The results of what has been happening on the Nymex in the last few years, with crude oil and gasoline prices, is all the proof one needs to see that Wall Street was in charge of determining the price we paid for the energy to run our industry. The true cost for exploring and producing oil has to eventually relate to what it takes to find it and bring it to the market.

The Oil & Gas UK organization, representing most of the major and independent oil producers in that country, came out with a report yesterday that said: "The cost of developing and producing oil and natural gas in 2008 rose by 12% compared with 2007. The break even oil price for new field investment is now over $40. Brent crude oil was posted at around $45 yesterday. Only a third of new developments now under consideration break even at current costs."

There is a disconnect between the price of gasoline in the U.S. especially on the West Coast with the price of crude oil price The price of gas has been increasing pennies a gallon almost every day and is now hitting the $2 per gallon mark in the U.S.

In California that price is already at $2.25 per gallon with the Greater Seattle area hitting $2.19 per the AAA fuelgauge reports. Meanwhile crude oil went down to $35 a barrel on the Nymex today from being at $40 on Monday. In the last few years gas prices would have followed in lockstep with crude oil prices.

A $5 a barrel drop in the price for crude oil would have typically meant an at least 10 cents per gallon drop in the price of gas. Instead the price in Washington State will be heading up some more and go over $2.20 per gallon as soon as tomorrow.

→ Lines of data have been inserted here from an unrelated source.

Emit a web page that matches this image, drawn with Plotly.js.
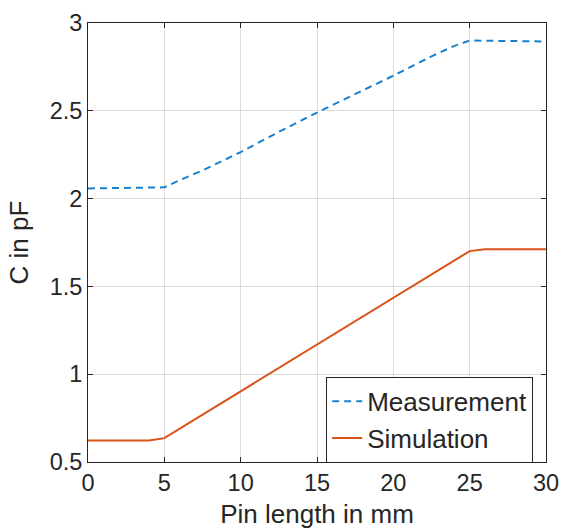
<!DOCTYPE html>
<html>
<head>
<meta charset="utf-8">
<script src="https://cdn.plot.ly/plotly-3.0.1.min.js"></script>
<style>html,body{margin:0;padding:0;background:#fff;}#chart{width:561px;height:531px;}</style>
</head>
<body>
<div id="chart"></div>
<script>
// Measurement (dashed blue)
var measX = [0, 2.5, 5, 6, 7.5, 10, 12.5, 15, 17.5, 20, 22.5, 24, 25, 27.5, 30];
var measY = [2.058, 2.06, 2.064, 2.105, 2.16, 2.265, 2.38, 2.49, 2.595, 2.70, 2.81, 2.87, 2.90, 2.896, 2.895];
// Simulation (solid orange)
var simX = [0, 4, 5, 10, 15, 20, 25, 26, 30];
var simY = [0.622, 0.622, 0.636, 0.902, 1.168, 1.434, 1.701, 1.711, 1.711];
var xTicks = [0, 5, 10, 15, 20, 25, 30];
var yTicks = [0.5, 1, 1.5, 2, 2.5, 3];
var yTickText = ['0.5', '1', '1.5', '2', '2.5', '3'];

var font = 'Liberation Sans, Arial, Helvetica, sans-serif';
var textColor = '#262626';

var traces = [
  {x: measX, y: measY, mode: 'lines', name: 'Measurement',
   line: {color: '#1a80cc', width: 2, dash: '7px,5px'}},
  {x: simX, y: simY, mode: 'lines', name: 'Simulation',
   line: {color: '#D95319', width: 2}}
];

var axisCommon = {
  showline: true, mirror: 'ticks', linecolor: '#262626', linewidth: 1,
  ticks: 'inside', ticklen: 5, tickwidth: 1, tickcolor: '#262626',
  showgrid: true, gridcolor: '#dcdcdc', gridwidth: 1, zeroline: false,
  tickfont: {family: font, size: 23.5, color: textColor}
};

var layout = {
  width: 561, height: 531,
  margin: {l: 88, r: 15, t: 23, b: 69},
  paper_bgcolor: '#fff', plot_bgcolor: '#fff',
  showlegend: true,
  font: {family: font, color: textColor},
  xaxis: Object.assign({}, axisCommon, {
    range: [0, 30], tickvals: xTicks,
    title: {text: 'Pin length in mm', font: {family: font, size: 26, color: textColor}, standoff: 9}
  }),
  yaxis: Object.assign({}, axisCommon, {
    range: [0.5, 3], tickvals: yTicks, ticktext: yTickText,
    title: {text: 'C in pF', font: {family: font, size: 26, color: textColor}, standoff: 13}
  }),
  legend: {
    x: 0.52, y: 0.194, xanchor: 'left', yanchor: 'top',
    bgcolor: '#fff', bordercolor: '#262626', borderwidth: 1,
    font: {family: font, size: 26, color: textColor},
    tracegroupgap: 0
  }
};

Plotly.newPlot('chart', traces, layout, {displayModeBar: false, staticPlot: true});
</script>
</body>
</html>
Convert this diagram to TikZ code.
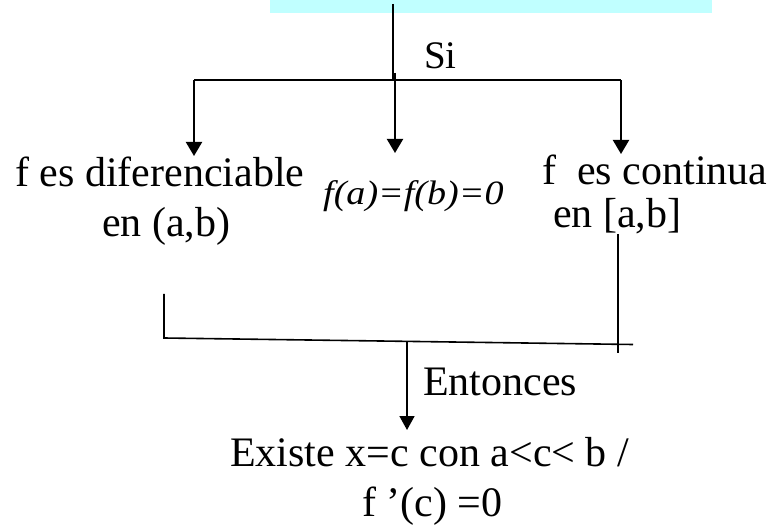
\documentclass[tikz,border=0pt]{standalone}
\usepackage{fontspec}
\setmainfont{Liberation Serif}
\usetikzlibrary{arrows.meta}
\definecolor{topcyan}{RGB}{192,255,255}
\tikzset{
  txt/.style={anchor=base west, inner sep=0pt, font=\fontsize{42}{50}\selectfont},
  conn/.style={line width=2pt, black},
  arr/.style={conn, -{Triangle[width=16pt,length=14pt]}},
  thin/.style={line width=1.6pt, black},
  thinarr/.style={thin, -{Triangle[width=15pt,length=14pt]}}
}
\begin{document}
\begin{tikzpicture}[x=1pt,y=-1pt]
\useasboundingbox (0,0) rectangle (773,526);
% top box
\node (top) [fill=topcyan, anchor=north west, minimum width=442pt, minimum height=13pt, inner sep=0pt] at (270,0) {};
% texts
\node (si) [txt, font=\fontsize{39}{44}\selectfont] at (424,69) {Si};
\node (dif1) [txt] at (15,187) {f es diferenciable};
\node (dif2) [txt] at (102,237) {en (a,b)};
\node (fab) [txt, font=\fontsize{34}{38}\selectfont\itshape] at (323,205) {\scalebox{1.12}[1]{f(a)=f(b)=0}};
\node (con1) [txt] at (542,185) {f\ \ es continua};
\node (con2) [txt] at (553,228) {en [a,b]};
\node (ent) [txt] at (423,395) {Entonces};
\node (ex1) [txt] at (230,466) {Existe x=c con a<c< b /};
\node (ex2) [txt] at (362,516) {f ’(c) =0};
% junction coordinates
\coordinate (t0) at (393,4);
\coordinate (t1) at (393,80.5);
\coordinate (hl) at (194,80.5);
\coordinate (hr) at (621,80.5);
\coordinate (m0) at (395,73);
\coordinate (aL) at (194,156);
\coordinate (aM) at (395,153);
\coordinate (aR) at (621,154);
\coordinate (bL0) at (164,294);
\coordinate (bL1) at (164,338);
\coordinate (bR0) at (618,234);
\coordinate (bR1) at (618,353);
\coordinate (bE) at (633,344.5);
\coordinate (bM0) at (407,341);
\coordinate (bM1) at (407,430);
% connectors
\draw[conn] (t0) -- (t1);
\draw[conn] (hl) -- (hr);
\draw[arr] (hl) -- (aL);
\draw[arr] (m0) -- (aM);
\draw[arr] (hr) -- (aR);
\draw[thin] (bL0) -- (bL1) -- (bE);
\draw[thin] (bR0) -- (bR1);
\draw[thinarr] (bM0) -- (bM1);
\end{tikzpicture}
\end{document}
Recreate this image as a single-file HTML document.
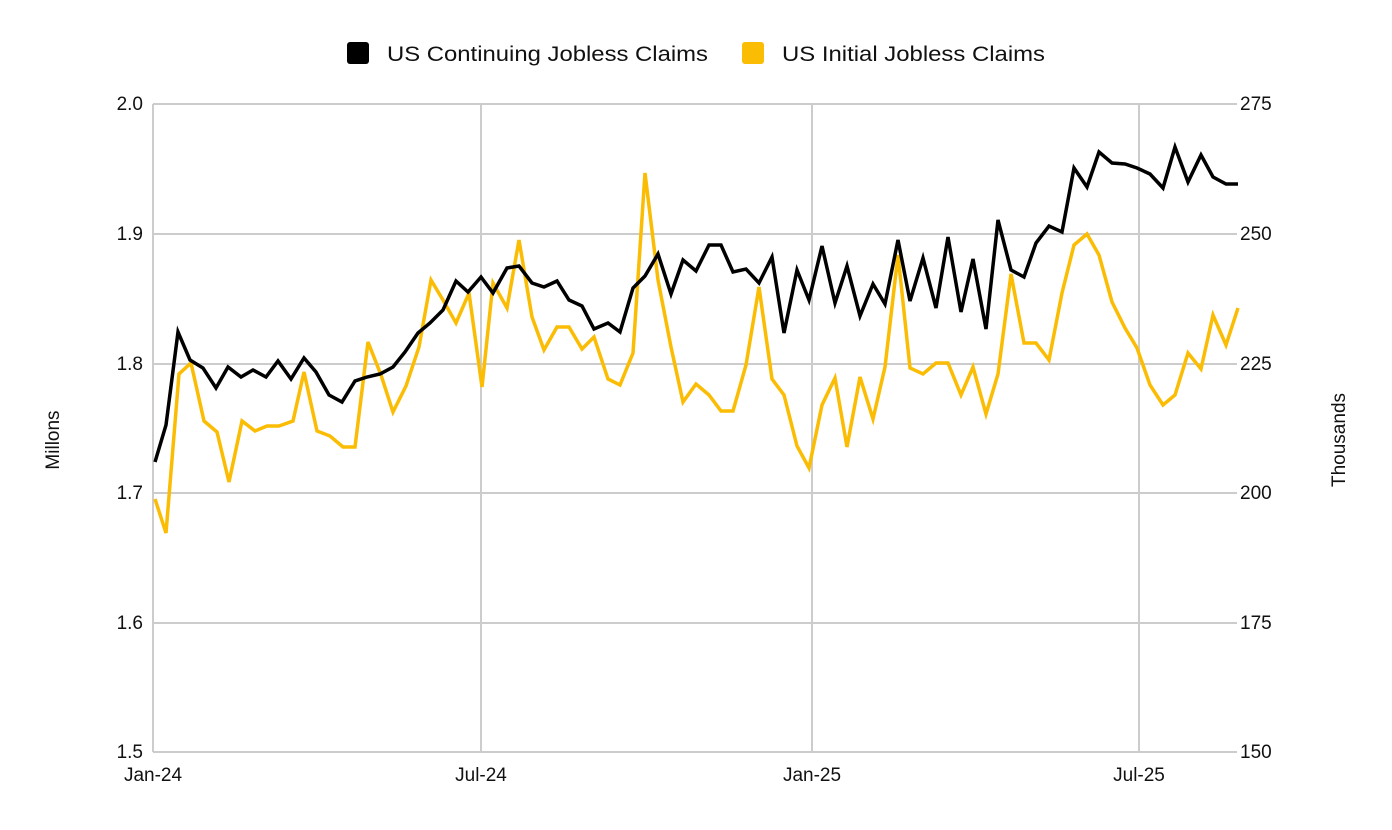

On the West Coast the gasoline and diesel spot market prices were basically flat today. The wholesale gasoline pipeline price did jump up another 6 cents per gallon yesterday. That makes the increase a total 17 cents per gallon for gasoline since Monday with the total affect not yet having been passed along to the pump price.

Meanwhile Billings, Montana has seen the biggest price spike for gasoline in the country. Their pump prices went all the way from $1.34 to $1.74 per gallon in less than three weeks.

In Phoenix the inversion between unbranded and branded rack gasoline is still an amazing 50 cents per gallon. In other words the independent unbranded gas stations have to buy their gasoline at a higher price than their branded major oil company neighbors.

Shippers have been hesitant to nominate tenders being shipped from El Paso to Tucson and in turn to Phoenix through the Longhorn pipeline. With questions about ownership of the product w being trans-shipped in the Longhorn pipeline. Without the Longhorn Pipeline volumes to the Phoenix market will be squeezed. In such an environment the independent refiners, like Western have also been hurting and are trying to keep their gasoline prices up.